Dataset items:
=-=-=-=-=

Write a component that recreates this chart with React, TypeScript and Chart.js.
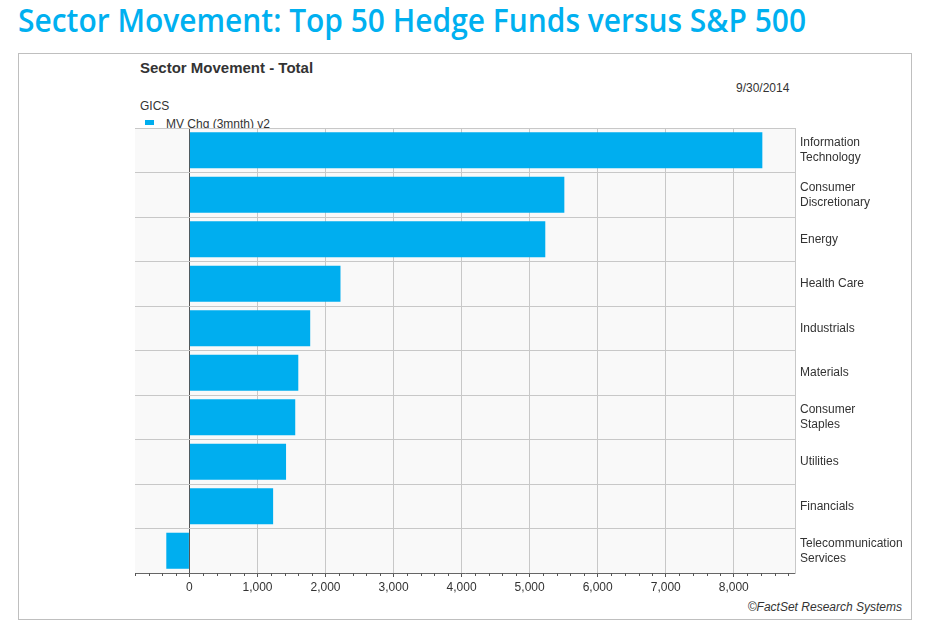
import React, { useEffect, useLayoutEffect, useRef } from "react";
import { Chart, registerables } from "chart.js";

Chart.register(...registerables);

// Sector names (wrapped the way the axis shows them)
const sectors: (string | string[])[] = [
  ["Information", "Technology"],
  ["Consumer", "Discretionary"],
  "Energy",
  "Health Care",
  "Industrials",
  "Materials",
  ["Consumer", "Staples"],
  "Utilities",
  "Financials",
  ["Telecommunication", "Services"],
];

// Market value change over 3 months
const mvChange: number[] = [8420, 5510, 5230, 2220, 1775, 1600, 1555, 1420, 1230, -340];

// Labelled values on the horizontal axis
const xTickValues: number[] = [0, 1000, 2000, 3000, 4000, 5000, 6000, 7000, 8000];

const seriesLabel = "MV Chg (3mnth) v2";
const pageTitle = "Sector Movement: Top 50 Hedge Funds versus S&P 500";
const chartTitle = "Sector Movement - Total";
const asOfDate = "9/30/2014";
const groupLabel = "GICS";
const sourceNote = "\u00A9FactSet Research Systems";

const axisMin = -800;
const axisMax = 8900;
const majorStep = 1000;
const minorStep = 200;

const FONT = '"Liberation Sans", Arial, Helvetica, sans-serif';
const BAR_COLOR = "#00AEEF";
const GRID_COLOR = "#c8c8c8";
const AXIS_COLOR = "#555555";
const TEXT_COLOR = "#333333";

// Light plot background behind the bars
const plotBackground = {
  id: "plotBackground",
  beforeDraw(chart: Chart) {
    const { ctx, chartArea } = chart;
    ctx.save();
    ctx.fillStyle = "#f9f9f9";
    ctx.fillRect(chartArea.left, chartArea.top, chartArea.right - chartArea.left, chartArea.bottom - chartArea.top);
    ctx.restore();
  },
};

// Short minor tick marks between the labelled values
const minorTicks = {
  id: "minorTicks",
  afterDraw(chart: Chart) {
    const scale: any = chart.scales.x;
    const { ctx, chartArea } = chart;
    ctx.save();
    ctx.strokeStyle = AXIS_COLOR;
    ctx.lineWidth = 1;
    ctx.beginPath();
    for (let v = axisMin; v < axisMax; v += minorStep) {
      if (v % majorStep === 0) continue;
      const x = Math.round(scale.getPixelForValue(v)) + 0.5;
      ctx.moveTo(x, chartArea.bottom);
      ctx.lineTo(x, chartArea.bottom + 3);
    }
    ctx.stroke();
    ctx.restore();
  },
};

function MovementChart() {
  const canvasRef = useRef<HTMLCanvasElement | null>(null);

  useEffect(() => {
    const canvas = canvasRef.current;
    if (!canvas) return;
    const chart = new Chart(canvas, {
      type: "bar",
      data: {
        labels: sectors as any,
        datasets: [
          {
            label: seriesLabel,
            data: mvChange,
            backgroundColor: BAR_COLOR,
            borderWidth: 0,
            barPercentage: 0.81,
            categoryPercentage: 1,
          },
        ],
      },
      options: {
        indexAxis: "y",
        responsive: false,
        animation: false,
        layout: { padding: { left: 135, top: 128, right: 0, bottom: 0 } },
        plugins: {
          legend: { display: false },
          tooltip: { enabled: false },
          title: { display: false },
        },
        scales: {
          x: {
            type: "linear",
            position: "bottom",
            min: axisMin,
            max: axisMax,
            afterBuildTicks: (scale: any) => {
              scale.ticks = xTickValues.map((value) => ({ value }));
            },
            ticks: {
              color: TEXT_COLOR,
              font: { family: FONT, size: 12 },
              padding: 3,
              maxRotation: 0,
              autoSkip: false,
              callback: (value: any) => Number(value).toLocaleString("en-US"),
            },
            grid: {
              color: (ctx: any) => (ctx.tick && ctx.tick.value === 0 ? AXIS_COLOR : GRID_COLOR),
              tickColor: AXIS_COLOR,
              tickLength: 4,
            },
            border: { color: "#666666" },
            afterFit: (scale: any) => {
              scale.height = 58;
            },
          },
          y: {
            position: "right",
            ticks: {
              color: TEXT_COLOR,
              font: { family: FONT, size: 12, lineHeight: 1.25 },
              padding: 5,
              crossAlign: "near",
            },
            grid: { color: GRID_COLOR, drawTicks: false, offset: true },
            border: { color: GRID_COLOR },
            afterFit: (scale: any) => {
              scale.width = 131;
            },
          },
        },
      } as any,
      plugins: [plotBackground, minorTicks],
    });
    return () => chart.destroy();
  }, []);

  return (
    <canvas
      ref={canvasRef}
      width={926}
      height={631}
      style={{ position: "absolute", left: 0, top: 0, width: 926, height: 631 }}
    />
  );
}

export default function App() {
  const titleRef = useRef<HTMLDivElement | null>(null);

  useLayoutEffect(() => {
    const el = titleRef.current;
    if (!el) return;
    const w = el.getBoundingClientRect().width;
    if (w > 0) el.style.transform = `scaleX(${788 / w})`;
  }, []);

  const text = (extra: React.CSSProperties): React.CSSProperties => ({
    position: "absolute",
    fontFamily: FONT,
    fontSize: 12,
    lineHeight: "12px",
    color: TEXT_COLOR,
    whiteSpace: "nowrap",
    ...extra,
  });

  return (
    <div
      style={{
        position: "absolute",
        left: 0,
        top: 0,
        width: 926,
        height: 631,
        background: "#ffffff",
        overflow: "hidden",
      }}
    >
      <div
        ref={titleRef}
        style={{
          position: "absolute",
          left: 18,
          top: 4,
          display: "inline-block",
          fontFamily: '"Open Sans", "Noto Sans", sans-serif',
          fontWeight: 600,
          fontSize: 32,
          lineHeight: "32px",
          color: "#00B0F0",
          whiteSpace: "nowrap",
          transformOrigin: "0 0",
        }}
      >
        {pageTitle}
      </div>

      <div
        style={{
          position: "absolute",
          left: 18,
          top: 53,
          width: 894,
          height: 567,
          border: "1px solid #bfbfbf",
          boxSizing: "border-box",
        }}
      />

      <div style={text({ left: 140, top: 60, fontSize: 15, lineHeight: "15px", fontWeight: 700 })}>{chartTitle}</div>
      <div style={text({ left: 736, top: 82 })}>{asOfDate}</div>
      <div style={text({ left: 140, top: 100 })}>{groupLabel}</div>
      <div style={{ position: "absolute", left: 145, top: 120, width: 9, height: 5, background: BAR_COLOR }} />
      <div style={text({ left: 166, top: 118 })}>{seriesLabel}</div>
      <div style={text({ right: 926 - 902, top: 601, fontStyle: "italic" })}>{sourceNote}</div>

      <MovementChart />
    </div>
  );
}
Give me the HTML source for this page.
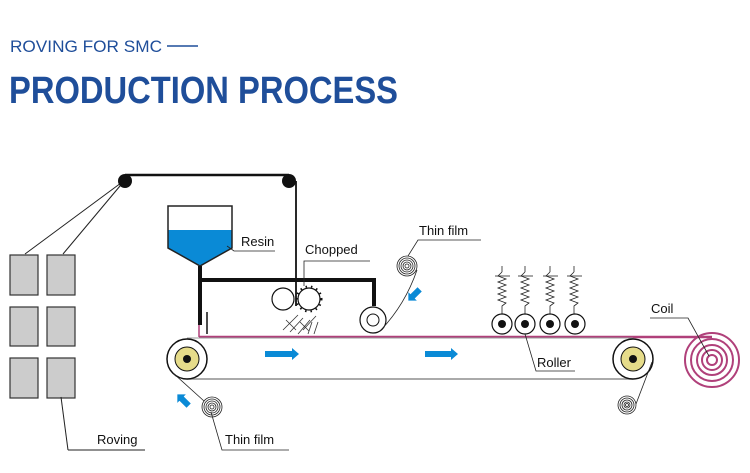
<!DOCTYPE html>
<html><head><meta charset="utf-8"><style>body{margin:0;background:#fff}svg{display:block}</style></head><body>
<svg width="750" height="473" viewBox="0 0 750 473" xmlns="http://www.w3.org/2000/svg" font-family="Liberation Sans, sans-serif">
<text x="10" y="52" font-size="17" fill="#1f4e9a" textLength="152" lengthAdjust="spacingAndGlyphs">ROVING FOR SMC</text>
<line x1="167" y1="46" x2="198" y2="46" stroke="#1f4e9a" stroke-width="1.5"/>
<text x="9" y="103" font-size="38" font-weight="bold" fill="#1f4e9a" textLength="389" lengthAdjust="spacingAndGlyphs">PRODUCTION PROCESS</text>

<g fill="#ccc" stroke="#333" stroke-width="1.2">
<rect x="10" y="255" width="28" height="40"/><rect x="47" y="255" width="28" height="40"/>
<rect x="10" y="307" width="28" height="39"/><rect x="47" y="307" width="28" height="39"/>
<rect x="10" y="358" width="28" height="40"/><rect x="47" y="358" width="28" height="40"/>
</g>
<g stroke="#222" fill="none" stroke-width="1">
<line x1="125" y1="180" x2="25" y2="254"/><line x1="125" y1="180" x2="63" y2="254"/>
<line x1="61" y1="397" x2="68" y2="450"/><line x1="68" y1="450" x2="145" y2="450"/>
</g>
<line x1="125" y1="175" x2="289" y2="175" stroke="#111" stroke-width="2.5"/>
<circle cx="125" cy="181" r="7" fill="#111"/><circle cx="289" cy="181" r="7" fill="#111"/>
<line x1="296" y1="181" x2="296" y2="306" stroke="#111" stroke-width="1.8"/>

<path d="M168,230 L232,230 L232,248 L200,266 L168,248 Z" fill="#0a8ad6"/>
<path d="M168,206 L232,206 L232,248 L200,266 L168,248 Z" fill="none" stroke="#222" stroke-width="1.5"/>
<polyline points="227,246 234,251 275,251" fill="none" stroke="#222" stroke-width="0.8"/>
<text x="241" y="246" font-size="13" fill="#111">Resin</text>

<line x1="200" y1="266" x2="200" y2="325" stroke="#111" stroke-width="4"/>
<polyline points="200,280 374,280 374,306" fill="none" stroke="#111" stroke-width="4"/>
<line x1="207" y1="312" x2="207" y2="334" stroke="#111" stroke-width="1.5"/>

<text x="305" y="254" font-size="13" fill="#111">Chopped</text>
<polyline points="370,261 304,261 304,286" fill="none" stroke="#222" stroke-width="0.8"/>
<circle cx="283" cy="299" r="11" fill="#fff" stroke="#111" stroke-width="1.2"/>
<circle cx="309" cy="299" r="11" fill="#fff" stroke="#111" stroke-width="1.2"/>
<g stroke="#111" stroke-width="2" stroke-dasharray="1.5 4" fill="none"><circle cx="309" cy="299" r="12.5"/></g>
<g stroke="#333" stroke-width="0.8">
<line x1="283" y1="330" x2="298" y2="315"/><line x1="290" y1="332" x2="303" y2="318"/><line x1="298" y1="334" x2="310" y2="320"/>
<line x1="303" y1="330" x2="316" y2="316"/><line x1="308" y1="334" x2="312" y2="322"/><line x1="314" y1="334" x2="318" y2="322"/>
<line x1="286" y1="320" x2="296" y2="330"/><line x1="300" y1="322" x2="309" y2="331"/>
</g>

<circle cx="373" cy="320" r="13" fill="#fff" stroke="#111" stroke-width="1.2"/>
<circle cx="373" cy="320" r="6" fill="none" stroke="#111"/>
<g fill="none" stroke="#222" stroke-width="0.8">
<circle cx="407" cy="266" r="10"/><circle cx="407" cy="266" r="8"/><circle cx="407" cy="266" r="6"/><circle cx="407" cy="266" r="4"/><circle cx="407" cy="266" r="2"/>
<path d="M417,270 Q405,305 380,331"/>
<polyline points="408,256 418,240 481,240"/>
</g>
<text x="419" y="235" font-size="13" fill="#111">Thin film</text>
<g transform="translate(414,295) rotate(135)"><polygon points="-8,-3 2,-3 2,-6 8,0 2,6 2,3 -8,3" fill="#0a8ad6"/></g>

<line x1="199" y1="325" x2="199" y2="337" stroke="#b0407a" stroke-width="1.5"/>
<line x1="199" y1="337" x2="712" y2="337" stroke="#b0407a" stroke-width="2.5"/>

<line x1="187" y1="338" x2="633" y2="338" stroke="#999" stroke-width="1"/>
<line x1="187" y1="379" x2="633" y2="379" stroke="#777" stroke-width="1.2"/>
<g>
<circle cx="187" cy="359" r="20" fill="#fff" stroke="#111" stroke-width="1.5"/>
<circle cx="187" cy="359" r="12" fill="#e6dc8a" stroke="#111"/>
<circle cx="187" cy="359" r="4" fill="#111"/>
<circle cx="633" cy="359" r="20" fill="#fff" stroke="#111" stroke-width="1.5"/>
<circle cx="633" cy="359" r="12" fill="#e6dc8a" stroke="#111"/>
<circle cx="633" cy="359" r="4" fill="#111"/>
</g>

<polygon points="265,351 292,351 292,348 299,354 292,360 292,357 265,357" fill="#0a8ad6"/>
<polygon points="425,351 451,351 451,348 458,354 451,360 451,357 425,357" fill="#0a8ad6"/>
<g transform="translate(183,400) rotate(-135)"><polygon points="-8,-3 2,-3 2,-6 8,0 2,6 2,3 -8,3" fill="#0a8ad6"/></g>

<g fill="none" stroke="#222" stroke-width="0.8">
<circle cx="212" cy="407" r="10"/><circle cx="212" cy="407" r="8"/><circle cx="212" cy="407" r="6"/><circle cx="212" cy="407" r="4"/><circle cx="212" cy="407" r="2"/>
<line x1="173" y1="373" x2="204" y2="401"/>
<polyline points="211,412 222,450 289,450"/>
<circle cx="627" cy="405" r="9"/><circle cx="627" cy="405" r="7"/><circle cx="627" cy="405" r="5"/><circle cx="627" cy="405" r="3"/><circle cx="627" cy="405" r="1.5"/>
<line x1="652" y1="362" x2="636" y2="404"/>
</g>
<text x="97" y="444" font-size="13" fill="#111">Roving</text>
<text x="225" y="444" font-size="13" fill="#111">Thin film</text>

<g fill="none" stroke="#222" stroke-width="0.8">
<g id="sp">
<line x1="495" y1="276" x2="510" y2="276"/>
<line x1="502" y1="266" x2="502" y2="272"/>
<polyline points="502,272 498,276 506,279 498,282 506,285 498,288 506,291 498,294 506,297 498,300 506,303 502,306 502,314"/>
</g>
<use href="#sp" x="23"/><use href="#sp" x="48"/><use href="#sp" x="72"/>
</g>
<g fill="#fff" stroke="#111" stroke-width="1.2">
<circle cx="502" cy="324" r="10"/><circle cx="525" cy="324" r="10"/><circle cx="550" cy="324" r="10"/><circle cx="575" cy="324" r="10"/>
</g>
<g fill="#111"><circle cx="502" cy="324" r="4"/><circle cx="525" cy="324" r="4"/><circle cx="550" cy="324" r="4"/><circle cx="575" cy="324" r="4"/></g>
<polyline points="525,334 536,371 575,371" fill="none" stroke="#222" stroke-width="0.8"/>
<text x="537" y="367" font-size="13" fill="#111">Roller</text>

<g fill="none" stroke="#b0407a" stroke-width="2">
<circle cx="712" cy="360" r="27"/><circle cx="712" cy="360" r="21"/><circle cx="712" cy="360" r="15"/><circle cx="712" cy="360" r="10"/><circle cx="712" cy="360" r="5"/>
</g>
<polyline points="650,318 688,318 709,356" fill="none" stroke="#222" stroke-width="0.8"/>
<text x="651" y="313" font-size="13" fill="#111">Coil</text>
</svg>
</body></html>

=-=-=-=-=

## What needs to be done
Where a line in the material above holds "React", copy that line.

## Solution to this exercise
Write a component that recreates this chart with React, TypeScript and Chart.js.
import React, { useEffect, useLayoutEffect, useRef } from "react";
  const text = (extra: React.CSSProperties): React.CSSProperties => ({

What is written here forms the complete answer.